Although unclear, the state court's denial of the motion to amend appears to have been at least partially based on consideration of the merits of the underlying claims. In denying the motion the court stated that "these same issues were litigated at the preliminary injunction hearing" and that "the plaintiff's right to rescind was extinguished with the foreclosure sale." That language suggests that the state court concluded that amending the complaint would be futile because the newly asserted claims had already been decided or were without merit. Denial of a motion to amend on the grounds that it would be futile to do so is a determination on the merits and is entitled to preclusive effect. See Integrated Techs. Ltd. v. Bio-Chem Immunosystems, (U.S.) Inc., 2 F.Supp.2d 97, 102 (D.Mass. 1998).
That the motion to amend was also denied because the amendment would have been "unduly prejudicial," does not alter the analysis. Even had the state court denied the motion on that ground alone, its decision would likely be entitled to preclusive effect.

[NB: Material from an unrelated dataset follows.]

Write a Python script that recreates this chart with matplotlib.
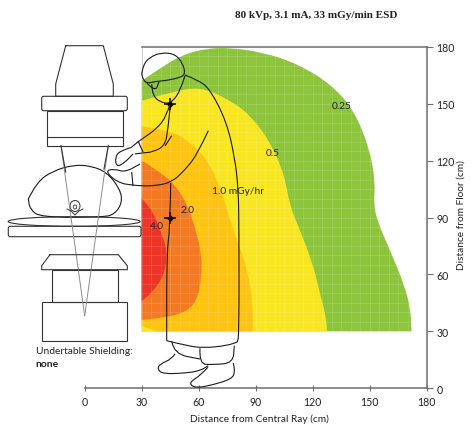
# -*- coding: utf-8 -*-
import matplotlib
matplotlib.use("Agg")
import matplotlib.pyplot as plt
import numpy as np
from matplotlib.patches import PathPatch, FancyBboxPatch, Ellipse, Rectangle
from matplotlib.path import Path

W, H = 474, 427
SANS = "Lato"

# isodose contours in chart units (cm), each runs from the left edge round to its end
green_x = [30, 40, 52, 64, 76, 94, 112, 130, 142, 150, 153, 152, 154, 161, 168, 171.5, 172]
green_y = [162, 169, 176, 179, 179.5, 177, 171, 160, 146, 126, 108, 98, 88, 72, 55, 42, 30]
yellow_x = [30, 45, 61, 76, 86, 97, 105, 108, 113, 120, 124, 127, 127.5]
yellow_y = [151.5, 156, 159, 152, 145, 131, 113, 96, 84, 66, 49, 38, 30]
amber_x = [30, 44, 54, 65, 72, 77, 82, 86, 88.5, 88.5]
amber_y = [138, 136, 131, 120, 104, 87, 73, 61, 44, 30]
amber_base_x = [38, 30]
amber_base_y = [30, 33]
orange_x = [30, 38, 47, 54, 58, 61.5, 61.5, 59, 53, 43, 30]
orange_y = [120, 115, 108, 97, 85, 71, 58, 46, 40, 37.5, 36]
red_x = [30, 35, 40, 43.5, 42, 36, 30]
red_y = [100, 95, 83, 72, 60, 51, 46]
corner_x = [30]
corner_y = [30]

x_ticks = [0, 30, 60, 90, 120, 150, 180]
y_ticks = [0, 30, 60, 90, 120, 150, 180]
marker_x = [45, 45]
marker_y = [150, 90]
level_labels = ["0.25", "0.5", "1.0 mGy/hr", "2.0", "4.0"]
level_x = [135, 99, 67, 54, 38]
level_y = [149, 124, 104, 94, 86]

# line drawing, in picture pixels
hood = [(141.7, 75), (143, 66), (150, 58), (161.7, 53.5), (175, 55), (182.5, 64), (185.5, 75), (180, 78.5), (166.7, 81.5), (155, 82.5), (146.7, 84.5), (143, 80), (141.7, 75)]
mask = [(147, 84), (155, 93), (159, 83)]
collar = [(185, 76.7), (180, 93), (170, 105), (160, 103), (153, 96.7), (151.7, 85)]
back = [(185, 76), (198, 81), (210, 90), (226.7, 123), (235, 160), (238.3, 190), (239, 230), (239, 336), (237.3, 343)]
front = [(170.7, 184), (170, 230), (166.7, 253), (166.7, 341.7)]
hem = [(166.7, 341.7), (186.7, 346.7), (203.3, 349), (226.7, 346.7), (237.3, 343)]
arm_upper = [(170, 105), (166.7, 116.7), (156.7, 130), (141.7, 140), (131.7, 148)]
arm_lower = [(170, 110), (168, 130), (165, 146.7), (153, 153), (141.7, 154), (135, 155)]
hand_upper = [(131.7, 148.3), (120, 151.7), (115, 158.3), (116.7, 168.3), (125, 163.3), (133, 155)]
cuff_upper = [(138, 142), (143, 153)]
arm_far = [(208.3, 131.7), (196.7, 156.7), (183, 173), (171.7, 183), (156.7, 186.7), (140, 187), (125, 185)]
hand_far = [(125, 185), (116.7, 183), (105, 171.7), (115, 170), (125, 173.3), (140, 165)]
cuff_far = [(131.7, 173), (133, 187)]
sleeve = [(171.7, 136.7), (165, 147)]
leg_left = [(171.7, 342.3), (174, 355), (200, 360)]
leg_right = [(200, 349.3), (199, 365), (213, 365.7), (233, 364), (234.3, 346.7)]
shoe_left = [(175, 355), (171.7, 360), (160, 365), (157.3, 370), (163, 375), (186.7, 374), (200, 371.7), (208.3, 366.7)]
shoe_right = [(208, 368.3), (200, 376.7), (191.7, 381.7), (190, 385.7), (196.7, 389), (213.3, 385.7), (231.7, 380), (235, 373), (233.3, 364)]
patient = [(28.3, 200), (36.7, 183), (53.3, 171.7), (73.3, 166), (90, 166.7), (106.7, 173), (120, 190), (122.3, 203.3), (115, 215), (103, 218.3), (40, 218.3), (30, 210), (28.3, 200)]
tube = [(65.7, 46.7), (103.3, 46.7), (113.3, 85), (113.3, 97.3), (55.7, 97.3), (55.7, 85), (65.7, 46.7)]
under = [(50, 255.7), (118.3, 255.7), (127.3, 266.7), (127.3, 270.7), (41.7, 270.7), (41.7, 266.7), (50, 255.7)]
collimator = [[(61, 146.7), (65.7, 173)], [(108.3, 146.7), (104, 170)]]
beam = [[(61, 146.7), (84.7, 316.7)], [(108.3, 146.7), (84.7, 316.7)]]


def smooth(xs, ys, tail_x=(), tail_y=()):
    # quadratic spline through the midpoints, then straight on to any tail points
    pts = list(zip(xs, ys))
    verts, codes = [pts[0]], [Path.MOVETO]
    for a, b in zip(pts[1:-1], pts[2:]):
        verts += [a, ((a[0] + b[0]) / 2, (a[1] + b[1]) / 2)]
        codes += [Path.CURVE3, Path.CURVE3]
    verts.append(pts[-1])
    codes.append(Path.LINETO)
    for p in zip(tail_x, tail_y):
        verts.append(p)
        codes.append(Path.LINETO)
    return Path(verts, codes)


fig = plt.figure(figsize=(W / 100, H / 100), dpi=100)
ax = fig.add_axes([84.7 / W, 1 - 389.3 / H, 342 / W, 341.6 / H])
ax.set_xlim(0, 180)
ax.set_ylim(0, 180)

# filled bands, outermost first
bands = [(green_x, green_y, corner_x, corner_y, "#8CC43C"),
         (yellow_x, yellow_y, corner_x, corner_y, "#F9E622"),
         (amber_x, amber_y, amber_base_x, amber_base_y, "#FFC312"),
         (orange_x, orange_y, [], [], "#F37A22"),
         (red_x, red_y, [], [], "#EC3427")]
patches = []
for bx, by, tx, ty, col in bands:
    p = PathPatch(smooth(bx, by, tx, ty), facecolor=col, edgecolor="none", zorder=2)
    ax.add_patch(p)
    patches.append(p)

# faint white grid shows only through the filled area
for v in np.arange(30, 175, 5):
    ln = ax.plot([v, v], [30, 180], color="white", lw=0.5, alpha=0.16, zorder=3)[0]
    ln.set_clip_path(patches[0])
for v in np.arange(30, 180, 5):
    ln = ax.plot([30, 175], [v, v], color="white", lw=0.5, alpha=0.16, zorder=3)[0]
    ln.set_clip_path(patches[0])

ax.spines["left"].set_visible(False)
ax.plot([30, 30], [30, 180], color="#c8c8c8", lw=0.7, zorder=1)
for sp in ["top", "right", "bottom"]:
    ax.spines[sp].set_color("#6e6e6e")
    ax.spines[sp].set_linewidth(1.1)
ax.spines["top"].set_bounds(30, 180)

ax.yaxis.tick_right()
ax.set_xticks(x_ticks)
ax.set_yticks(y_ticks)
ax.tick_params(axis="x", direction="inout", length=5, width=0.8, color="#6e6e6e", labelsize=7.6, pad=3, labelcolor="#222222")
ax.tick_params(axis="y", direction="out", length=4, width=0.8, color="#6e6e6e", labelsize=7.6, pad=3, labelcolor="#222222")
for t in ax.get_xticklabels() + ax.get_yticklabels():
    t.set_fontfamily(SANS)

for s, x, y in zip(level_labels, level_x, level_y):
    ha = "left" if s.startswith("1.0") else "center"
    ax.text(x, y, s, fontsize=7.3, family=SANS, color="#222222", ha=ha, va="center", zorder=6)
ax.plot(marker_x, marker_y, ls="none", marker="+", ms=9, mew=1.1, color="black", zorder=7)
ax.plot(marker_x, marker_y, ls="none", marker="D", ms=2.6, color="black", zorder=7)

fig.text(259.5 / W, 1 - 419 / H, "Distance from Central Ray (cm)", fontsize=7.3, family=SANS,
         color="#222222", ha="center", va="center")
fig.text(460.7 / W, 1 - 215 / H, "Distance from Floor (cm)", fontsize=7.3, family=SANS,
         color="#222222", ha="center", va="center", rotation=90)
fig.text(316 / W, 1 - 15 / H, "80 kVp, 3.1 mA, 33 mGy/min ESD", fontsize=8, family="Liberation Serif",
         weight="bold", color="#222222", ha="center", va="center")
fig.text(35.5 / W, 1 - 352 / H, "Undertable Shielding:", fontsize=7.4, family=SANS,
         color="#222222", ha="left", va="center")
fig.text(35.5 / W, 1 - 365 / H, "none", fontsize=7.4, family=SANS, weight="bold",
         color="#222222", ha="left", va="center")

# overlay for the line art, y runs downward as in the picture
art = fig.add_axes([0, 0, 1, 1], facecolor="none")
art.set_xlim(0, W)
art.set_ylim(H, 0)
art.axis("off")

for line in beam:
    art.plot(*zip(*line), color="#8c8c8c", lw=0.7)
for line in [tube, under] + collimator:
    art.plot(*zip(*line), color="#333333", lw=0.8)
for x0, y0, x1, y1 in [(41.7, 97.3, 127.3, 111.7), (8.3, 227.3, 141, 237.7)]:
    art.add_patch(FancyBboxPatch((x0, y0), x1 - x0, y1 - y0, boxstyle="round,pad=0,rounding_size=2",
                                 fc="none", ec="#333333", lw=0.8))
art.add_patch(Rectangle((46.7, 111.7), 76, 35, fc="none", ec="#333333", lw=0.8))
art.plot([46.7, 122.7], [137.7, 137.7], color="#333333", lw=0.8)
art.add_patch(Rectangle((51.7, 270.7), 66, 32.6, fc="none", ec="#333333", lw=0.8))
art.add_patch(Rectangle((41.7, 303.3), 85.6, 38.4, fc="none", ec="#333333", lw=0.8))
art.add_patch(Ellipse((74.2, 222.5), 132, 9.6, fc="none", ec="#333333", lw=0.8))
art.add_patch(Ellipse((75, 207), 10, 11, fc="none", ec="#333333", lw=0.7))
art.add_patch(Ellipse((75, 208), 3.5, 4, fc="none", ec="#333333", lw=0.6))
art.plot([67, 71, 75, 79, 83], [210, 212, 216, 212, 210], color="#333333", lw=0.7)

person = [hood, mask, collar, back, front, hem, arm_upper, arm_lower, hand_upper, cuff_upper,
          arm_far, hand_far, cuff_far, sleeve, leg_left, leg_right, shoe_left, shoe_right, patient]
for line in person:
    xs, ys = zip(*line)
    art.add_patch(PathPatch(smooth(list(xs), list(ys)), fc="none", ec="#1a1a1a", lw=0.8))

fig.savefig("out.png", dpi=100)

As another session of this Court has explained:
If a claim is both transactionally related to one which is the subject of a pending lawsuit and was in existence at the time the first lawsuit was filed, then, for all the same policy reasons that underlie the doctrine of claim preclusion, it is incumbent on the plaintiff either to 1) include the second claim in the original complaint or 2) bring the second claim into the first action by a motion to amend filed early enough to be allowed without undue disruption of the existing case.Id. at 102-03.
Because all of Kucharski's claims are transactionally related to the subject of her original lawsuit and were either not raised in connection with that suit or raised and decided against Kucharski on the merits, she is barred from re-litigating them in this Court. Accordingly, the defendant's motion to dismiss will be allowed.